(Code that draws figures)
────────────────
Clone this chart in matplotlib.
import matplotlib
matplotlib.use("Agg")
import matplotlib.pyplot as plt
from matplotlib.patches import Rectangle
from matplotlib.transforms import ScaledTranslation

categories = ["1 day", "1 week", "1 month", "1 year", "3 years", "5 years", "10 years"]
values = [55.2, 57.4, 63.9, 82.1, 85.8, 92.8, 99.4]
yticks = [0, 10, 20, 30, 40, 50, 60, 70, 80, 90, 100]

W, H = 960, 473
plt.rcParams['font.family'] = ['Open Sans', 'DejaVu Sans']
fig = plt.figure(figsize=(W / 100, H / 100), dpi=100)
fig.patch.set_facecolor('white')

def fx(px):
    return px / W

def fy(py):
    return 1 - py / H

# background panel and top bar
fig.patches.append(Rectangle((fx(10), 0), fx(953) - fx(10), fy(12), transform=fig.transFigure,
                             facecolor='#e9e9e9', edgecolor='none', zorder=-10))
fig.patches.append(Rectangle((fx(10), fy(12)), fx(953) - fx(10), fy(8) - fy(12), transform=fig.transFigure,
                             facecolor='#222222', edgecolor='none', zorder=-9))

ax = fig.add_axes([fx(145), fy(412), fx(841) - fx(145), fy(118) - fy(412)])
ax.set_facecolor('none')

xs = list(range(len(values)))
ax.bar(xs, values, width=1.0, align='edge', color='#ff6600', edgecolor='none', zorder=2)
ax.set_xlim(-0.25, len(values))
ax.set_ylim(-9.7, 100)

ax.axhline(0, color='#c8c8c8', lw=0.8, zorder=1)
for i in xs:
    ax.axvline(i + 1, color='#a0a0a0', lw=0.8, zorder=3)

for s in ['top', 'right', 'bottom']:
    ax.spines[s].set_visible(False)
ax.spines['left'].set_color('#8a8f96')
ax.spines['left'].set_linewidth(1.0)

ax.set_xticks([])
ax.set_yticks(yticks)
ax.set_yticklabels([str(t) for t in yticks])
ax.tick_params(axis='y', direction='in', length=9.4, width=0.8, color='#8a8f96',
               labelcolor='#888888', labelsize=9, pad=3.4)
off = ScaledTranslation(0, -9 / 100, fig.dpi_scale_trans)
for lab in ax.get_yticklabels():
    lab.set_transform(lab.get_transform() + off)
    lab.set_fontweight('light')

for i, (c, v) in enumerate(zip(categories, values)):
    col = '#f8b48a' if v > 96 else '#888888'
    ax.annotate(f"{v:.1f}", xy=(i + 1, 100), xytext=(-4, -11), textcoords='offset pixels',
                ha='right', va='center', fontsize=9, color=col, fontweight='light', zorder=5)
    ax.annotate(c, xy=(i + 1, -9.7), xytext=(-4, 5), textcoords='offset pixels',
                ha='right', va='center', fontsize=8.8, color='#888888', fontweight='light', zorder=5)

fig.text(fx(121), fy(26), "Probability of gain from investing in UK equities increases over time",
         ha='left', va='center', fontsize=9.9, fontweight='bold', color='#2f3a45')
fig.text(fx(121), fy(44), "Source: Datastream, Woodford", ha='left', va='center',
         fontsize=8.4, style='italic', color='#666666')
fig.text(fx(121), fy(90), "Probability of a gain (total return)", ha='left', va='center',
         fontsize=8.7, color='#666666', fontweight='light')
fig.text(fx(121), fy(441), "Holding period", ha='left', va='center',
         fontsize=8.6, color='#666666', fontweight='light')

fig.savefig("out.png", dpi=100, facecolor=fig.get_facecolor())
────────────────
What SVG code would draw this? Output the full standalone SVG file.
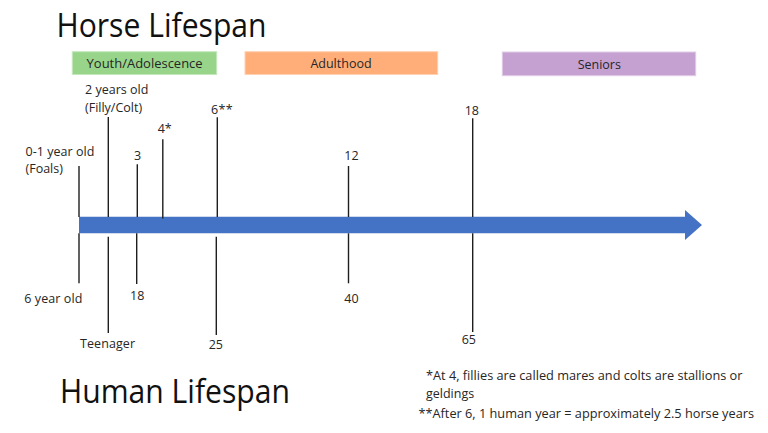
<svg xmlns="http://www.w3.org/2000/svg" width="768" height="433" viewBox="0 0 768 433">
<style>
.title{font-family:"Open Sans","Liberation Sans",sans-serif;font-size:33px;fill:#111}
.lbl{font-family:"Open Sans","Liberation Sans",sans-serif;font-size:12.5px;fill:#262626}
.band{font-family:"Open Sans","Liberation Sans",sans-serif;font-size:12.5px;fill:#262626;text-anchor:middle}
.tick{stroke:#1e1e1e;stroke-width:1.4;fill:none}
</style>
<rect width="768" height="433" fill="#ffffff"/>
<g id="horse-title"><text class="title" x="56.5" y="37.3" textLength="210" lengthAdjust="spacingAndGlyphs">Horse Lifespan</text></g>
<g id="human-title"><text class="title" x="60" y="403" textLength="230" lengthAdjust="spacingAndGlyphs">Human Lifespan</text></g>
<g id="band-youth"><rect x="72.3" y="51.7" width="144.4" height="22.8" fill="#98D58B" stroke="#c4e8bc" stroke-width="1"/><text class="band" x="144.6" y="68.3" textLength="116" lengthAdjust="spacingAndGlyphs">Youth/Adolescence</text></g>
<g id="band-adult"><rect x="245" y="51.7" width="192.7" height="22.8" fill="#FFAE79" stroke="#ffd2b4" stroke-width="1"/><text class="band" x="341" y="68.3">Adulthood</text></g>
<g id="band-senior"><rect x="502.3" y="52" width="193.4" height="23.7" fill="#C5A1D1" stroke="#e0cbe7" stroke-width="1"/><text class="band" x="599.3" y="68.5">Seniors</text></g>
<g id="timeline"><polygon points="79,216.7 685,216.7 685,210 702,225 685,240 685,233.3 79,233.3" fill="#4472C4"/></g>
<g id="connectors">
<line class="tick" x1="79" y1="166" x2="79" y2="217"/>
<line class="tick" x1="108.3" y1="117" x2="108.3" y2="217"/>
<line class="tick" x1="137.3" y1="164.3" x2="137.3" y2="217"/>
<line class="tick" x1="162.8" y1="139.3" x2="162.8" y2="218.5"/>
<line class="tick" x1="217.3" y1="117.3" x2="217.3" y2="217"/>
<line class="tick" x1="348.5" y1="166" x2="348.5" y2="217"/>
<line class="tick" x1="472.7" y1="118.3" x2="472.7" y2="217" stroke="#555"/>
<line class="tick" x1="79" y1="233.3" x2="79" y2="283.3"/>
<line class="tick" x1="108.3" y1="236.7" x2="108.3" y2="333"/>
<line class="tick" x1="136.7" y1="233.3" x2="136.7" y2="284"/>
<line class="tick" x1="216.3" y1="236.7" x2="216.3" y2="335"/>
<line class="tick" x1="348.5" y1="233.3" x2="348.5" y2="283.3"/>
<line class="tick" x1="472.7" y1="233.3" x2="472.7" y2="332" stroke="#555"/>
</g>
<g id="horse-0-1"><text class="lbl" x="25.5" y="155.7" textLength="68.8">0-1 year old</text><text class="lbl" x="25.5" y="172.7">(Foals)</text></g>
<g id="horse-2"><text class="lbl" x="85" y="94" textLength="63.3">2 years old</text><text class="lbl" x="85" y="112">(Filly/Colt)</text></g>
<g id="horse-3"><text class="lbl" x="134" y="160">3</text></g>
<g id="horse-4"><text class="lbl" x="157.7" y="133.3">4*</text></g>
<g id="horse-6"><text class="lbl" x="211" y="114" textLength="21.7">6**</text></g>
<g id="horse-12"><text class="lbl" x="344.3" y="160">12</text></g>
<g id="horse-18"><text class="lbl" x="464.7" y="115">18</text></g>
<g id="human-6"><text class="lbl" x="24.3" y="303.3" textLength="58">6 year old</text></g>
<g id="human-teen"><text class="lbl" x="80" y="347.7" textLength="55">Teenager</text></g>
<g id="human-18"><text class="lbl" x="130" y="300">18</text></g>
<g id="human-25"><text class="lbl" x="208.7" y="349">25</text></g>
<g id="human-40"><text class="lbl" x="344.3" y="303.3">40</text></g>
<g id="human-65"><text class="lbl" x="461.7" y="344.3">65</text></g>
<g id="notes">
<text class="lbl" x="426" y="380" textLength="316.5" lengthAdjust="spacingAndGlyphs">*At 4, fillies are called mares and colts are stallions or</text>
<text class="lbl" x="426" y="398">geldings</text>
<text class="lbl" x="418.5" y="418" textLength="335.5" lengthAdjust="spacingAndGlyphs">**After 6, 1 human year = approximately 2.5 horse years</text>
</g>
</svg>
────────────────
### YOUR GOAL
Which lines above run from the one containing "Clone this chart in matplotlib." down to the one containing "80, 90, 100]"? Repeat exactly those, both ends included, and nothing else.

### EXERCISE RESULT
Clone this chart in matplotlib.
import matplotlib
matplotlib.use("Agg")
import matplotlib.pyplot as plt
from matplotlib.patches import Rectangle
from matplotlib.transforms import ScaledTranslation

categories = ["1 day", "1 week", "1 month", "1 year", "3 years", "5 years", "10 years"]
values = [55.2, 57.4, 63.9, 82.1, 85.8, 92.8, 99.4]
yticks = [0, 10, 20, 30, 40, 50, 60, 70, 80, 90, 100]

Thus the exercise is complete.